Amplitude Modulation (AM) and Demodulation

Theory :

Amplitude modulation (AM) is the process in which the amplitude of a carrier wave, denoted as \( c(t) = \cos(2\pi f_c t) \), is varied in proportion to the message signal \( m(t) \). Mathematically, this is expressed as:

\( s(t) = A_c \left[ 1 + K_a m(t) \right] \cos(2\pi f_c t) \)

or equivalently:

\( s(t) = A_c \cos(2\pi f_c t) + A_c K_a m(t) \cos(2\pi f_c t) \)

where:

• \( A_c \) = carrier amplitude
• \( f_c \) = carrier frequency
• \( m(t) \) = message (modulating) signal
• \( K_a \) = amplitude sensitivity of the modulator
• \( s(t) \) = amplitude-modulated signal

Block Diagram for Amplitude Modulation

Fig 1: Amplitude Modulation

Modulation Index (\( \mu \))

The modulation index \( \mu \) quantifies how much the carrier amplitude varies in response to the message signal. It is defined as:

\( \mu = A_m / A_c \) or \( \mu = K_a A_m \), where:

• \( A_m \) = peak amplitude of the message signal \( m(t) \)
• \( A_c \) = carrier amplitude
• \( K_a \) = amplitude sensitivity

The modulation index determines modulation quality:

• \( \mu < 1 \): Under-modulation
• \( \mu = 1 \): 100% modulation (ideal)
• \( \mu > 1 \): Over-modulation (causes distortion)

Alternative definition: If \( K_a \) and \( A_m \) are unknown, \( \mu \) can be calculated from the modulated waveform:
\( \mu = \frac{A_{\text{max}} - A_{\text{min}}}{A_{\text{max}} + A_{\text{min}}} \)

• \( A_{\text{max}} \) = maximum amplitude of the modulated signal
• \( A_{\text{min}} \) = minimum amplitude of the modulated signal

Frequency Domain Description

The frequency-domain representation of an AM signal is obtained by applying the Fourier transform to \( s(t) \):

\( s(t) = A_c \left[ 1 + K_a m(t) \right] \cos(\omega_c t) \)

Applying Fourier transform and frequency-shifting properties:

\( S(j\omega) = \pi A_c [ \delta(\omega - \omega_c) + \delta(\omega + \omega_c) ] + \frac{1}{2} K_a A_c [ M(j(\omega - \omega_c)) + M(j(\omega + \omega_c)) ] \)

This spectrum consists of two impulses at ±\( \omega_c \) with amplitude \( \pi A_c \), plus two replicas of the message spectrum shifted to ±\( \omega_c \) and scaled by \( \frac{1}{2} K_a A_c \).

Fig 2: Time-domain (left) and frequency-domain (right) representation of AM with a sinusoidal message.

Bandwidth

The bandwidth of an AM signal is twice the highest frequency component of the message signal \( m(t) \):

BW = 2 * f_m

where \( f_m \) is the maximum frequency in the message signal.

Amplitude Demodulation

Fig 3: Amplitude Demodulation

Synchronous (coherent) demodulation recovers the original message signal.

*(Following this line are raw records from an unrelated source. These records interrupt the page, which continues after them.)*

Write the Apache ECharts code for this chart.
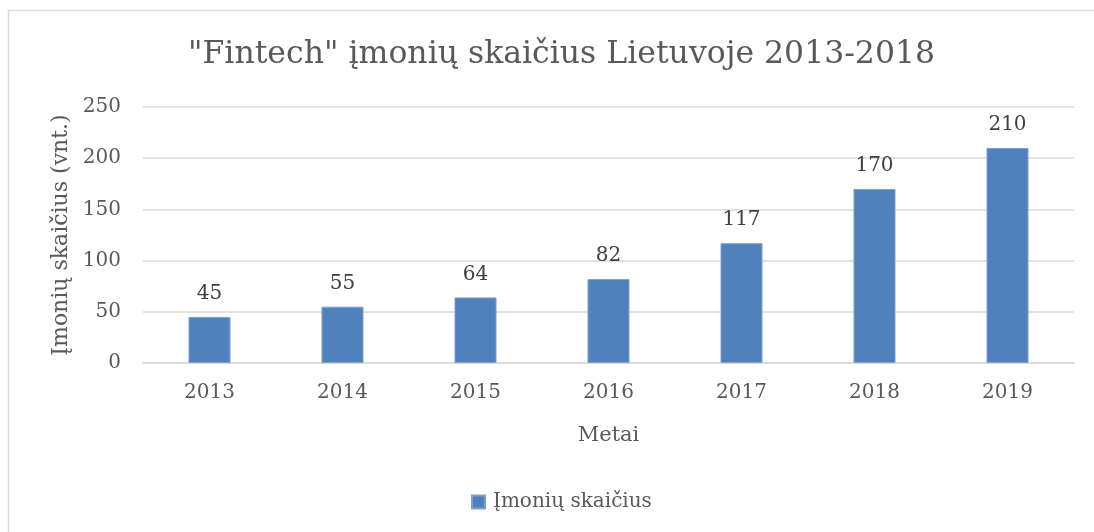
<!DOCTYPE html>
<html>
<head>
	<meta charset="utf-8">
	<title>Fintech įmonių skaičius</title>
	<script src="https://cdn.jsdelivr.net/npm/echarts@6/dist/echarts.min.js"></script>
	<style>
		html, body { margin: 0; padding: 0; background: #fff; }
		#chart { width: 1094px; height: 532px; }
	</style>
</head>
<body>
<div id="chart"></div>
<script>
	var years = ['2013', '2014', '2015', '2016', '2017', '2018', '2019'];
	var companies = [45, 55, 64, 82, 117, 170, 210];

	var font = '"DejaVu Serif", "Liberation Serif", serif';

	var myChart = echarts.init(document.getElementById('chart'));
	var option = {
		backgroundColor: '#fff',
		textStyle: { fontFamily: font },
		graphic: [
			{
				// chart frame: only top and left edges are visible
				type: 'polyline',
				shape: { points: [[8.5, 540], [8.5, 10.5], [1094, 10.5]] },
				style: { fill: 'none', stroke: '#d9d9d9', lineWidth: 1.5 },
				silent: true
			}
		],
		title: {
			text: '"Fintech" įmonių skaičius Lietuvoje 2013-2018',
			left: 183,
			top: 34,
			textStyle: { fontFamily: font, fontSize: 31.5, fontWeight: 'normal', color: '#595959' }
		},
		legend: {
			data: ['Įmonių skaičius'],
			bottom: 15,
			left: 466,
			itemWidth: 13,
			itemHeight: 13,
			icon: 'rect',
			textStyle: { fontFamily: font, fontSize: 20, color: '#595959', padding: [0, 0, 0, 3] }
		},
		grid: { left: 143, right: 20, top: 107, bottom: 169 },
		xAxis: {
			type: 'category',
			data: years,
			name: 'Metai',
			nameLocation: 'middle',
			nameGap: 62,
			nameTextStyle: { fontFamily: font, fontSize: 21, color: '#595959' },
			axisLine: { lineStyle: { color: '#d9d9d9', width: 1.5 } },
			axisTick: { show: false },
			axisLabel: { fontFamily: font, fontSize: 20, color: '#595959', margin: 20 }
		},
		yAxis: {
			type: 'value',
			min: 0,
			max: 250,
			interval: 50,
			name: 'Įmonių skaičius (vnt.)',
			nameLocation: 'middle',
			nameGap: 63,
			nameTextStyle: { fontFamily: font, fontSize: 22, color: '#595959' },
			axisLine: { show: false },
			axisTick: { show: false },
			splitLine: { lineStyle: { color: '#d9d9d9', width: 1.5 } },
			axisLabel: { fontFamily: font, fontSize: 20, color: '#595959', margin: 22 }
		},
		series: [
			{
				name: 'Įmonių skaičius',
				type: 'bar',
				data: companies,
				barWidth: 42,
				itemStyle: { color: '#4f81bd', borderColor: '#7ba0d0', borderWidth: 1 },
				label: {
					show: true,
					position: 'top',
					distance: 13,
					fontFamily: font,
					fontSize: 20,
					color: '#404040'
				}
			}
		]
	};
	myChart.setOption(option);
</script>
</body>
</html>
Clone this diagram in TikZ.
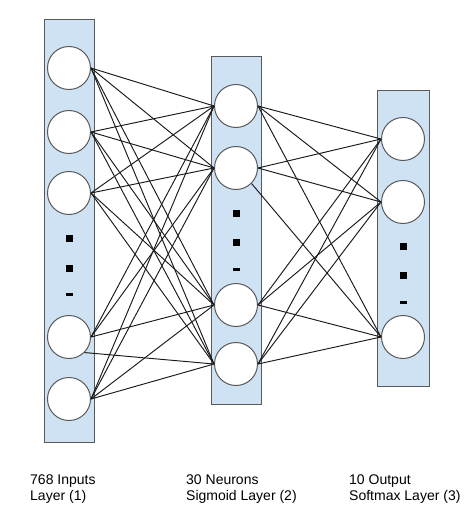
\documentclass[tikz,border=0pt]{standalone}
\usepackage{fontspec}
\setmainfont{Liberation Sans}
\definecolor{layerblue}{HTML}{CFE2F3}
\definecolor{edgegray}{HTML}{595959}
\definecolor{linegray}{HTML}{1A1A1A}
\begin{document}
\begin{tikzpicture}[x=1pt,y=-1pt,
  layer/.style={draw=edgegray, fill=layerblue, line width=1pt, inner sep=0},
  neuron/.style={circle, draw=edgegray, fill=white, minimum size=43pt, inner sep=0, line width=1pt},
  dotmark/.style={fill=black, minimum width=7pt, minimum height=7pt, inner sep=0},
  dashmark/.style={fill=black, minimum width=7pt, minimum height=3pt, inner sep=0},
  link/.style={draw=linegray, line width=0.95pt},
  caption/.style={anchor=north west, align=left, inner sep=0, font=\fontsize{14}{16}\selectfont}]
\useasboundingbox (0,0) rectangle (474,516);
% layers
\node[layer, minimum width=50pt, minimum height=422pt] (L1) at (69,231) {};
\node[layer, minimum width=50pt, minimum height=347pt] (L2) at (236,230.5) {};
\node[layer, minimum width=52pt, minimum height=295pt] (L3) at (403,238.5) {};
% input neurons
\node[neuron] (i1) at (69,68) {};
\node[neuron] (i2) at (69,132) {};
\node[neuron] (i3) at (69,193) {};
\node[neuron] (i4) at (69,337) {};
\node[neuron] (i5) at (69,399) {};
\node[dotmark] (id1) at (69,238) {};
\node[dotmark] (id2) at (69,268) {};
\node[dashmark] (id3) at (69,294) {};
% hidden neurons
\node[neuron] (h1) at (236,106) {};
\node[neuron] (h2) at (236,168) {};
\node[neuron] (h3) at (236,305) {};
\node[neuron] (h4) at (236,364) {};
\node[dotmark] (hd1) at (236,213) {};
\node[dotmark] (hd2) at (236,242) {};
\node[dashmark] (hd3) at (236,269) {};
% output neurons
\node[neuron] (o1) at (403,139) {};
\node[neuron] (o2) at (403,202) {};
\node[neuron] (o3) at (403,337) {};
\node[dotmark] (od1) at (403,246) {};
\node[dotmark] (od2) at (403,275) {};
\node[dashmark] (od3) at (403,302) {};
% connections input -> hidden
\foreach \i in {1,2,3,5}{
  \foreach \h in {1,2,3,4}{
    \draw[link] (i\i.east) -- (h\h.west);
  }
}
\foreach \h in {1,2,3}{
  \draw[link] (i4.east) -- (h\h.west);
}
\draw[link] (i4.-45) -- (h4.west);
% connections hidden -> output
\foreach \h in {1,3,4}{
  \foreach \o in {1,2,3}{
    \draw[link] (h\h.east) -- (o\o.west);
  }
}
\draw[link] (h2.east) -- (o1.west);
\draw[link] (h2.east) -- (o2.west);
\draw[link] (h2.-45) -- (o3.west);
% captions
\node[caption] (c1) at (30,475) {768 Inputs\\Layer (1)};
\node[caption] (c2) at (186,475) {30 Neurons\\Sigmoid Layer (2)};
\node[caption] (c3) at (349,475) {10 Output\\Softmax Layer (3)};
\end{tikzpicture}
\end{document}
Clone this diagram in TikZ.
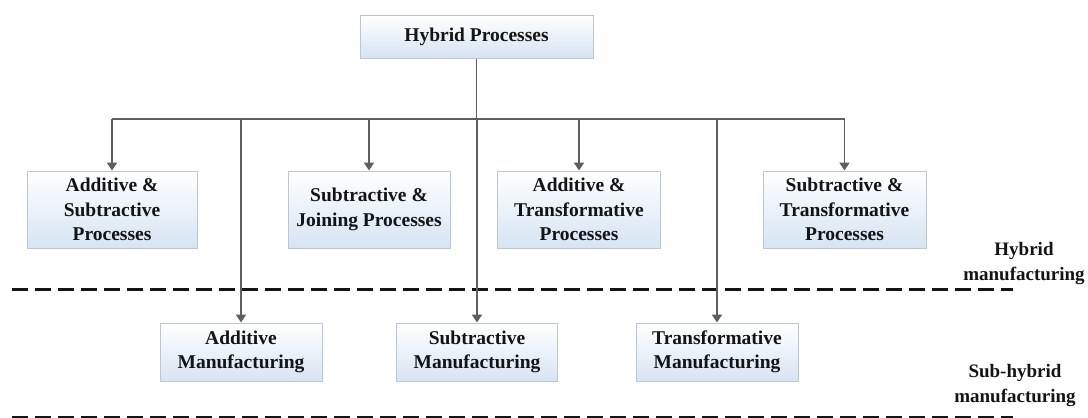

The AM input is:

\( s(t) = A_c \left[ 1 + K_a m(t) \right] \cos(2\pi f_c t) \)

• \( A_c \): carrier amplitude
• \( f_c \): carrier frequency
• \( m(t) \): message signal
• \( K_a \): amplitude sensitivity

Product Modulator (Multiplier)

Multiply \( s(t) \) with a locally generated carrier \( c(t) = \cos(2\pi f_c t) \):

\( v(t) = s(t) \cdot c(t) = A_c [1 + K_a m(t)] \cos^2(2\pi f_c t) \)

Using \( \cos^2\theta = \frac{1}{2}(1 + \cos2\theta) \):

\( v(t) = \frac{A_c}{2} [1 + K_a m(t)] + \frac{A_c}{2} [1 + K_a m(t)] \cos(4\pi f_c t) \)

The first term is the desired low-frequency component; the second term is a high-frequency component at \( 2f_c \).

Low-Pass Filter (LPF)

The LPF removes the high-frequency component while preserving the low-frequency message. The output is:

\( v_{LPF}(t) = \frac{A_c}{2} + \frac{A_c K_a}{2} m(t) \)

After DC removal and optional amplification, the original message signal \( m(t) \) is recovered.